# STATED GOAL
Reproduce nothing except the lines between the line with "Rebuild this chart" and the line with "Arial, Helvetica, sans-serif';", both ends included, and please leave out pictures.

::::::::::

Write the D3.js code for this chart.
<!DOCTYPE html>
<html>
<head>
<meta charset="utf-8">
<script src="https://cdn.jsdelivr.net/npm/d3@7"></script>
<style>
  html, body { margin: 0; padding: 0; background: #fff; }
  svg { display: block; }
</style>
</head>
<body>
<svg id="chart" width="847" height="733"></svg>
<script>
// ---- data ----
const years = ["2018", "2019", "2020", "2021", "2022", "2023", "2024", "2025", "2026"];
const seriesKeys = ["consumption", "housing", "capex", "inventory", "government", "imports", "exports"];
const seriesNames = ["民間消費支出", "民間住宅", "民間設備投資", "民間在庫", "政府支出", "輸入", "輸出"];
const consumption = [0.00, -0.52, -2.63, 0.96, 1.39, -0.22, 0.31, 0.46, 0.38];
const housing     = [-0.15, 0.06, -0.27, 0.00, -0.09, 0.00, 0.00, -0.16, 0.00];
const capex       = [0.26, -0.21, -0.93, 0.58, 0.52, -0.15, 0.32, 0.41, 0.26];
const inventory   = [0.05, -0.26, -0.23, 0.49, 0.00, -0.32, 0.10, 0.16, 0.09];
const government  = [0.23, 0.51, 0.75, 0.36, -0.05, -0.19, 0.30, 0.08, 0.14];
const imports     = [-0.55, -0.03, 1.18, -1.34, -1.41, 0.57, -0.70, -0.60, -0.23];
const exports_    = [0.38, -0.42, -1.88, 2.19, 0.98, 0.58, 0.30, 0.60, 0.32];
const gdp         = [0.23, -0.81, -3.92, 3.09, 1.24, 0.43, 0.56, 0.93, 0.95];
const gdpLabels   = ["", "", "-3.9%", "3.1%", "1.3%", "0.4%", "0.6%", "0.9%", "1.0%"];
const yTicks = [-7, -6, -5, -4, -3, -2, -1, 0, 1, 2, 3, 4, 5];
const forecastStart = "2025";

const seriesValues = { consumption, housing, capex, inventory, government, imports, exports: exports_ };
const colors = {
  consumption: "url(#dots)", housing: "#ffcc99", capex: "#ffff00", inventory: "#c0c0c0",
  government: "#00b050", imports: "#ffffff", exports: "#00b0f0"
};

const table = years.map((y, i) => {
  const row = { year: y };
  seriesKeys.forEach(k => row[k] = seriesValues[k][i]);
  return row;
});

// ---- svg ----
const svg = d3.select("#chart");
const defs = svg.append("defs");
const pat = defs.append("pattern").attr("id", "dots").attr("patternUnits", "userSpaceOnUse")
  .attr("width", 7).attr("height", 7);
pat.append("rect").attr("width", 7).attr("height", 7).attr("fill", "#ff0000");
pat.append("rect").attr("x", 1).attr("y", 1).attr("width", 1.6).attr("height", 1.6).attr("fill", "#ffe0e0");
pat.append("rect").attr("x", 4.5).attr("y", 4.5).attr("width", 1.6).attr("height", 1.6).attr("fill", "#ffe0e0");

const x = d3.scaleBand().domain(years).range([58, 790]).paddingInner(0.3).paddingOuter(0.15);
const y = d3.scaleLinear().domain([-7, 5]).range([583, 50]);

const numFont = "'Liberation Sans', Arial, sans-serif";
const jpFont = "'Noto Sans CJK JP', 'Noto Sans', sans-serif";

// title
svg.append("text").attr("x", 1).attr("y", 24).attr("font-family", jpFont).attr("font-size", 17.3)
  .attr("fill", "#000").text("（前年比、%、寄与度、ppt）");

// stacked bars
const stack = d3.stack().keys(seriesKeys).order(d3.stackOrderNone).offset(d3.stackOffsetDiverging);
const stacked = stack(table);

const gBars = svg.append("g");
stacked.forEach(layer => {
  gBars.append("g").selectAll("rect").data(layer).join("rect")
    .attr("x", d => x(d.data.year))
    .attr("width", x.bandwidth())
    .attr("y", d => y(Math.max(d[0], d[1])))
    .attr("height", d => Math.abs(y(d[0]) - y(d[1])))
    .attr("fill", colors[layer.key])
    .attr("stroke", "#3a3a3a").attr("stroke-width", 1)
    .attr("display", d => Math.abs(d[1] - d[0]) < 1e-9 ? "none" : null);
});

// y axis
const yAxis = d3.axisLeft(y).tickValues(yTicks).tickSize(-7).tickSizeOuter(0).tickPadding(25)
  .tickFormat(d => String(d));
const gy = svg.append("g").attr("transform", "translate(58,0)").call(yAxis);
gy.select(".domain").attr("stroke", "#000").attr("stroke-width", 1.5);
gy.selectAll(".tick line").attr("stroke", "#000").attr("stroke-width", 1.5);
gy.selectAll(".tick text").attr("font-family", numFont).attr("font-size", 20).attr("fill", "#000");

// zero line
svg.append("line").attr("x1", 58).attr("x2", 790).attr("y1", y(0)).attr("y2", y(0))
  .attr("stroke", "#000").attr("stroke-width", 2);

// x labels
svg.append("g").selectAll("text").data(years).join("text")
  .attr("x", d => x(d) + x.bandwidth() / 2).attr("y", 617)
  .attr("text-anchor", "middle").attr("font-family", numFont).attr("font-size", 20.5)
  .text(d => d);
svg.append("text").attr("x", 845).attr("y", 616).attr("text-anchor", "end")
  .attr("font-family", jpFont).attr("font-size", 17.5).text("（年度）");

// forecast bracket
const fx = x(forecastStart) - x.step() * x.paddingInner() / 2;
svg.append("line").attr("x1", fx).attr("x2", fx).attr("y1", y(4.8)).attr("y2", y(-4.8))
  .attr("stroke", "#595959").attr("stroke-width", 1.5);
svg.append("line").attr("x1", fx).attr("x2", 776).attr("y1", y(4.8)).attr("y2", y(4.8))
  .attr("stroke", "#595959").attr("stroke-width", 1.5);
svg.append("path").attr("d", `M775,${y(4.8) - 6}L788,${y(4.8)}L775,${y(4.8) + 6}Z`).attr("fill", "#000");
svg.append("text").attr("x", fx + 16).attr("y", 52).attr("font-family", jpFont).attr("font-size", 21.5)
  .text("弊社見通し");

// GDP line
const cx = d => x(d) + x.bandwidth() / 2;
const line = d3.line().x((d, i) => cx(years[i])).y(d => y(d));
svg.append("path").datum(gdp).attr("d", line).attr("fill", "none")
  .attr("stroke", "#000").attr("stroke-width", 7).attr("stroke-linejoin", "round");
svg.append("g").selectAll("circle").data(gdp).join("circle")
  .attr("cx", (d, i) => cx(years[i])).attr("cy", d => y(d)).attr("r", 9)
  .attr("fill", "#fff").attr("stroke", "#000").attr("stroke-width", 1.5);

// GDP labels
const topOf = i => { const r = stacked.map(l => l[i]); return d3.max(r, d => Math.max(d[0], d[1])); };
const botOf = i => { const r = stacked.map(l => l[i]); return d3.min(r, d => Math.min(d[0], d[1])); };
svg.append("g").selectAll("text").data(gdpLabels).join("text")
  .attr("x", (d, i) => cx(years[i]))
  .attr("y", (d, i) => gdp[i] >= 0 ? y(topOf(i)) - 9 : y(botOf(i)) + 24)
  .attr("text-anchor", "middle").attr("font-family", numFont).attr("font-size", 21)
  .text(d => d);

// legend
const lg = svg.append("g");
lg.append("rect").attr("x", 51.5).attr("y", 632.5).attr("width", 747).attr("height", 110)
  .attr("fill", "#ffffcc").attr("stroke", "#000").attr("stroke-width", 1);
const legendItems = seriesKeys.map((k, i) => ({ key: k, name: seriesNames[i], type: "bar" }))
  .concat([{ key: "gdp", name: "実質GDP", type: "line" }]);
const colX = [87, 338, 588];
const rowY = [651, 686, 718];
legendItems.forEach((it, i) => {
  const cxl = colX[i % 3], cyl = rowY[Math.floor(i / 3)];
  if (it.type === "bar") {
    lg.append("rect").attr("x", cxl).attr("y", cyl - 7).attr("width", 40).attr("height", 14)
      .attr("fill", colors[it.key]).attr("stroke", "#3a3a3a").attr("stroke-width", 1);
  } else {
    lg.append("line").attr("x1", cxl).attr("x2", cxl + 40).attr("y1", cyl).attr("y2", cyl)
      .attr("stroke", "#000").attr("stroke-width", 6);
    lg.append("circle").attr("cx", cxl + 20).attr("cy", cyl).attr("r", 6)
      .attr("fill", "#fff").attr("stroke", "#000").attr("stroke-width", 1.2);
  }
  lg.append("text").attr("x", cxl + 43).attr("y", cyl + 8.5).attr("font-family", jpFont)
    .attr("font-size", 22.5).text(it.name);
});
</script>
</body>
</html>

::::::::::

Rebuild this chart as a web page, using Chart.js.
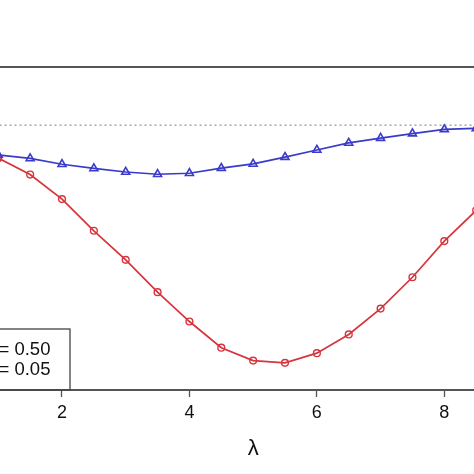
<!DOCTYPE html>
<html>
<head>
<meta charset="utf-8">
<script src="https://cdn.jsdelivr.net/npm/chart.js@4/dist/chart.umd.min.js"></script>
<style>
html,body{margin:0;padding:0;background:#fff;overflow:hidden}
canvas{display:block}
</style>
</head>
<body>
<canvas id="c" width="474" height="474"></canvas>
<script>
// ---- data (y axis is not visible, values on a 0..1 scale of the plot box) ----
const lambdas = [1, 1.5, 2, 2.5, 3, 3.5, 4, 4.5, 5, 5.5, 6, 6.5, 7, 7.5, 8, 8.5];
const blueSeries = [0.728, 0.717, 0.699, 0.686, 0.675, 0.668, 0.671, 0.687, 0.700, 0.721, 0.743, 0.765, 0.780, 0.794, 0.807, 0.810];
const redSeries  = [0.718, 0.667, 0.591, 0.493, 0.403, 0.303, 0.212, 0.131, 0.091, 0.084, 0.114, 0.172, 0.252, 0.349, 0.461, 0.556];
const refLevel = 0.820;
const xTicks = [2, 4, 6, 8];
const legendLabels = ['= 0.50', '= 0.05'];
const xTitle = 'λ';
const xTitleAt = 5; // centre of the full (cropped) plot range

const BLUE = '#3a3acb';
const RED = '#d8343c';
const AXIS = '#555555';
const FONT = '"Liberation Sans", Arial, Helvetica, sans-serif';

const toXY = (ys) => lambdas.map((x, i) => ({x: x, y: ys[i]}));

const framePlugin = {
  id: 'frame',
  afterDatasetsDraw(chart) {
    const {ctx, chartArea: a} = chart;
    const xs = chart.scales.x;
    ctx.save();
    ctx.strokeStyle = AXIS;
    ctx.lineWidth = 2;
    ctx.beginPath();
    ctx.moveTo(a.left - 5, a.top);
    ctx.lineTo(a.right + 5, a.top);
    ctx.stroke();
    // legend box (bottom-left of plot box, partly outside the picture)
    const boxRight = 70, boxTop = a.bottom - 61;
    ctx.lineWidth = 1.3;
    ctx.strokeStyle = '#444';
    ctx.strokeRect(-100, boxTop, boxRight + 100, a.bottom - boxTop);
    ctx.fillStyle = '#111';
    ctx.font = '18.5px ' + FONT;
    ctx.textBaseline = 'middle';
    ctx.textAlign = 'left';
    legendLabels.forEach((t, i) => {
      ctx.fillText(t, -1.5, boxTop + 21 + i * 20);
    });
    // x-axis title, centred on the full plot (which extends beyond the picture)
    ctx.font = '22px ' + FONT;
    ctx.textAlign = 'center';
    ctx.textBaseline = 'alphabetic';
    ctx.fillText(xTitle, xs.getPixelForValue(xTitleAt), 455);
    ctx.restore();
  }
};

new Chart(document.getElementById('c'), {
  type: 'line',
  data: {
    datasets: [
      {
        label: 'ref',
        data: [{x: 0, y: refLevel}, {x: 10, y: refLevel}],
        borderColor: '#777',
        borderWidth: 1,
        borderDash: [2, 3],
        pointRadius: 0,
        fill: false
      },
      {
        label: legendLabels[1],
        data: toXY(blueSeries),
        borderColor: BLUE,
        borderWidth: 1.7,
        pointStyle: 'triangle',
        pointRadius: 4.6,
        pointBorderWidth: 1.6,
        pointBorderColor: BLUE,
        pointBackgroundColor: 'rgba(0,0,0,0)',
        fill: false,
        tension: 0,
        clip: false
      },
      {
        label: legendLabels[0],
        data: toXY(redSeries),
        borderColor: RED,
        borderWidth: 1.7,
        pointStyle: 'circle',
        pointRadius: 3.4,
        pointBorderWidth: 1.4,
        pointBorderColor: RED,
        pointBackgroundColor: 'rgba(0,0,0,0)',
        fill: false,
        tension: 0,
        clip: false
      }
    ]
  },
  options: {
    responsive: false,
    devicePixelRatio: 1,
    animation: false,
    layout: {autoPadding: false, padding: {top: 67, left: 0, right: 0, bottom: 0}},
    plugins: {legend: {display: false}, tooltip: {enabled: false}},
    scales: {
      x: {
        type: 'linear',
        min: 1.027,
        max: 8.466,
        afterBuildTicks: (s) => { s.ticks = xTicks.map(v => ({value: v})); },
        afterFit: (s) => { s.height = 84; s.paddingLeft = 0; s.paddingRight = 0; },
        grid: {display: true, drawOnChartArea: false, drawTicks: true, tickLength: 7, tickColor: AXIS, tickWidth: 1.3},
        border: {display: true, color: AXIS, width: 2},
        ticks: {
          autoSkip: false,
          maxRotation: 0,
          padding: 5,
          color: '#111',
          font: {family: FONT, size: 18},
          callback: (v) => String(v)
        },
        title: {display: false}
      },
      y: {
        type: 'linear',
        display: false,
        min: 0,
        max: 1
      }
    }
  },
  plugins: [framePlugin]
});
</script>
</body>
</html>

::::::::::

# RESULT OF THIS EXERCISE
Rebuild this chart as a web page, using Chart.js.
<!DOCTYPE html>
<html>
<head>
<meta charset="utf-8">
<script src="https://cdn.jsdelivr.net/npm/chart.js@4/dist/chart.umd.min.js"></script>
<style>
html,body{margin:0;padding:0;background:#fff;overflow:hidden}
canvas{display:block}
</style>
</head>
<body>
<canvas id="c" width="474" height="474"></canvas>
<script>
// ---- data (y axis is not visible, values on a 0..1 scale of the plot box) ----
const lambdas = [1, 1.5, 2, 2.5, 3, 3.5, 4, 4.5, 5, 5.5, 6, 6.5, 7, 7.5, 8, 8.5];
const blueSeries = [0.728, 0.717, 0.699, 0.686, 0.675, 0.668, 0.671, 0.687, 0.700, 0.721, 0.743, 0.765, 0.780, 0.794, 0.807, 0.810];
const redSeries  = [0.718, 0.667, 0.591, 0.493, 0.403, 0.303, 0.212, 0.131, 0.091, 0.084, 0.114, 0.172, 0.252, 0.349, 0.461, 0.556];
const refLevel = 0.820;
const xTicks = [2, 4, 6, 8];
const legendLabels = ['= 0.50', '= 0.05'];
const xTitle = 'λ';
const xTitleAt = 5; // centre of the full (cropped) plot range

const BLUE = '#3a3acb';
const RED = '#d8343c';
const AXIS = '#555555';
const FONT = '"Liberation Sans", Arial, Helvetica, sans-serif';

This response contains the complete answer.